Pecan Preparation: To enhance the flavor of the pecans, toast them before chopping. Spread them on a baking sheet and bake at 350°F (175°C) for 5-7 minutes, or until fragrant.
Bourbon Choice: Use a good quality Bourbon that you enjoy drinking. The flavor will infuse the entire dish, so choose wisely.
Nutmeg Freshness: Freshly grated nutmeg makes a noticeable difference in flavor compared to pre-ground.
Smashed, Not Mashed: The goal is to smash, not puree, the sweet potatoes. Leaving some chunks adds texture and visual appeal to the dish.
Adjust the Sweetness: If you prefer a less sweet dish, reduce the amount of brown sugar. Conversely, add a touch more if you have a sweet tooth.
Make Ahead: You can boil the sweet potatoes ahead of time and store them in the refrigerator. When ready to serve, simply continue with the recipe from step 2.
Spice It Up: For a touch of heat, add a pinch of cayenne pepper along with the nutmeg.
Add Some Greens: To make this a heartier dish, consider adding some cooked greens like spinach or kale at the end.
Vegan Adaptation: Replace the butter with vegan butter and ensure your brown sugar is processed without bone char to make this recipe vegan-friendly.
Frequently Asked Questions (FAQs)
Preparation & Storage
Can I make this ahead of time? Yes, you can boil the sweet potatoes a day or two in advance and store them in the refrigerator. Prepare the rest of the dish just before serving.
How long will leftovers last? Leftovers can be stored in an airtight container in the refrigerator for up to 3 days.
How do I reheat the sweet potatoes? You can reheat them in the microwave, oven, or on the stovetop. Add a splash of orange juice or water if they seem dry.
Can I freeze these sweet potatoes? While technically possible, freezing may alter the texture. It’s best to consume them fresh for optimal flavor and consistency.
Ingredients & Substitutions
Can I use maple syrup instead of brown sugar? Yes, maple syrup can be used as a substitute for brown sugar. Use the same amount and adjust the sweetness to taste.
Can I substitute the pecans with another nut? Absolutely! Walnuts, almonds, or even hazelnuts would be delicious substitutes for pecans.
I don’t have Bourbon. What else can I use? If you don’t have Bourbon, you can use rum, brandy, or even apple cider vinegar for a non-alcoholic alternative.
Can I use canned sweet potatoes? While fresh sweet potatoes are preferred, you can use canned sweet potatoes in a pinch.

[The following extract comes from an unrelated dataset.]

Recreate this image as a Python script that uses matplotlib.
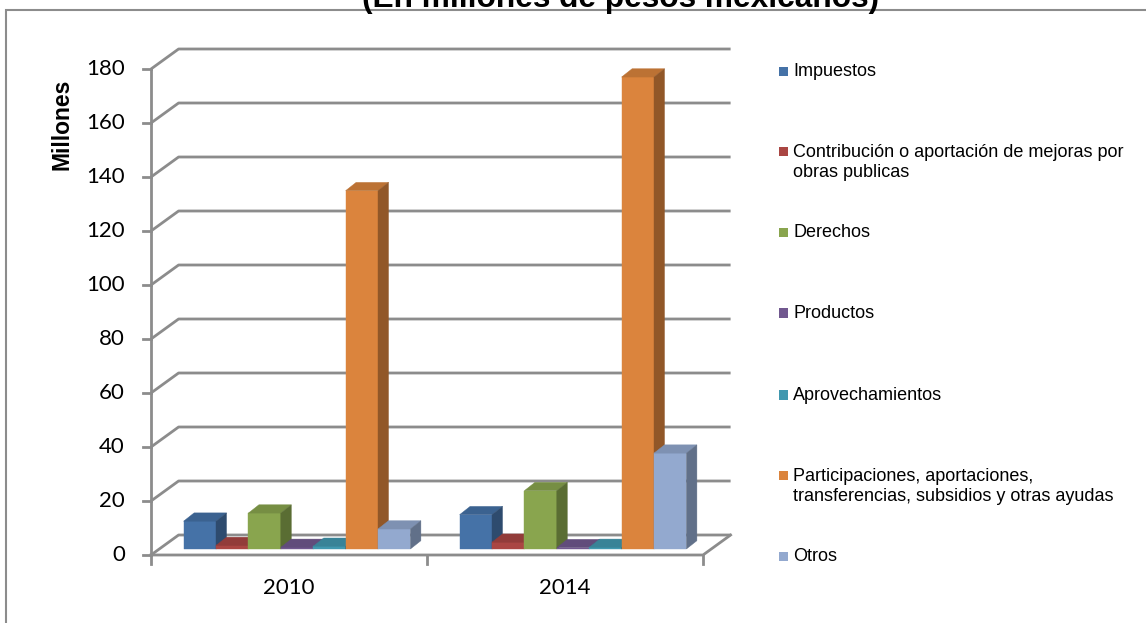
import numpy as np
import matplotlib.pyplot as plt
from matplotlib.patches import Polygon, Rectangle
from matplotlib.colors import to_rgb

# datos (millones de pesos)
years = ['2010', '2014']
series = ['Impuestos',
          'Contribución o aportación de mejoras por\nobras publicas',
          'Derechos',
          'Productos',
          'Aprovechamientos',
          'Participaciones, aportaciones,\ntransferencias, subsidios y otras ayudas',
          'Otros']
impuestos = [10.3, 12.7]
contribucion = [1.3, 2.5]
derechos = [13.3, 21.6]
productos = [0.6, 0.5]
aprovechamientos = [1.0, 0.6]
participaciones = [132.7, 174.8]
otros = [7.4, 35.5]
colors = ['#4572A7', '#AA4643', '#89A54E', '#71588F', '#4198AF', '#DB843D', '#93A9CF']
yticks = np.arange(0, 181, 20)

values = [impuestos, contribucion, derechos, productos, aprovechamientos,
          participaciones, otros]

W, H = 1146, 623
fig = plt.figure(figsize=(W / 100, H / 100), dpi=100)

def fx(x):
    return x / W

def fy(y):
    return 1 - y / H

def shade(c, f):
    r, g, b = to_rgb(c)
    return (r * f, g * f, b * f)

# plano frontal del grafico 3D
x0, x1, y0, y1 = 151, 703, 555, 69
ax = fig.add_axes([fx(x0), fy(y0), fx(x1) - fx(x0), fy(y1) - fy(y0)])
ax.set_xlim(0, 2)
ax.set_ylim(0, 180)
ax.axis('off')

sx = 2 / (x1 - x0)
sy = 180 / (y0 - y1)

# profundidad de paredes y barras
dxw, dyw = 27.6 * sx, 20 * sy
dxb, dyb = 8 * sx, 6 * sy
dxd, dyd = 10.5 * sx, 8.3 * sy
grid = '#8c8c8c'

# paredes, rejilla y ejes
for v in yticks:
    ax.plot([0, dxw, 2 + dxw], [v, v + dyw, v + dyw], color=grid, lw=2,
            clip_on=False, zorder=1, solid_capstyle='butt')
    ax.plot([-8 * sx, 0], [v, v], color=grid, lw=2, clip_on=False, zorder=1)
    ax.text(-26 * sx, v, str(v), ha='right', va='center', fontsize=16,
            family='Lato', color='black')
ax.plot([0, 2, 2 + dxw], [0, 0, dyw], color=grid, lw=2, clip_on=False, zorder=1)
ax.plot([0, 0], [0, 180], color=grid, lw=2, clip_on=False, zorder=1)
for xt in [0, 1, 2]:
    ax.plot([xt, xt], [0, -9 * sy], color=grid, lw=2, clip_on=False, zorder=1)
for j, yr in enumerate(years):
    ax.text(j + 0.5, -33 * sy, yr, ha='center', va='center', fontsize=16,
            family='Lato')

# barras 3D
n = len(series)
w = 32.4 * sx
for j in range(len(years)):
    start = j + 0.5 + dxb - n * w / 2
    for i in range(n):
        h = values[i][j]
        left = start + i * w
        c = colors[i]
        z = 5 + j * 10 + i
        ax.add_patch(Rectangle((left, dyb), w, h, facecolor=c, edgecolor=c,
                               lw=0.3, zorder=z, clip_on=False))
        ax.add_patch(Polygon([(left, dyb + h), (left + w, dyb + h),
                              (left + w + dxd, dyb + h + dyd),
                              (left + dxd, dyb + h + dyd)],
                             facecolor=shade(c, 0.86), edgecolor=shade(c, 0.86),
                             lw=0.3, zorder=z, clip_on=False))
        ax.add_patch(Polygon([(left + w, dyb), (left + w + dxd, dyb + dyd),
                              (left + w + dxd, dyb + h + dyd), (left + w, dyb + h)],
                             facecolor=shade(c, 0.66), edgecolor=shade(c, 0.66),
                             lw=0.3, zorder=z, clip_on=False))

# leyenda
leg_y = [71.7, 162.8, 232.7, 313.3, 395, 486.7, 556.7]
first_line = [71.7, 151.7, 232.7, 313.3, 395, 475.7, 556.7]
for i in range(n):
    fig.add_artist(Rectangle((fx(779), fy(first_line[i] + 4.7)), 9.5 / W, 9.5 / H,
                             transform=fig.transFigure, facecolor=colors[i],
                             edgecolor='none'))
    fig.text(fx(793), fy(leg_y[i]), series[i], ha='left', va='center',
             fontsize=13, family='Liberation Sans', linespacing=1.23)

# titulo y etiqueta del eje
fig.text(fx(621), fy(7), '(En millones de pesos mexicanos)', ha='center',
         va='baseline', fontsize=22.8, weight='bold', family='Liberation Sans')
fig.text(fx(62), fy(124.5), 'Millones', rotation=90, ha='center', va='center',
         fontsize=16.5, weight='bold', family='Liberation Sans')

# marco del grafico
fig.add_artist(Rectangle((fx(6), fy(640)), 1.0, (640 - 10) / H,
                         transform=fig.transFigure, fill=False,
                         edgecolor='#8c8c8c', lw=1.5))

plt.savefig('out.png', dpi=100)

Drain them well and adjust the cooking time accordingly.
Flavor & Texture
How can I make these sweeter? Add more brown sugar or a touch of maple syrup to increase the sweetness.
How can I make them less sweet? Reduce the amount of brown sugar or omit it altogether.
Can I add other spices? Yes, cinnamon, ginger, or allspice would be great additions to this dish.
My sweet potatoes are too dry. What can I do? Add a splash of orange juice or water to moisten them. You can also add a knob of butter or a drizzle of olive oil.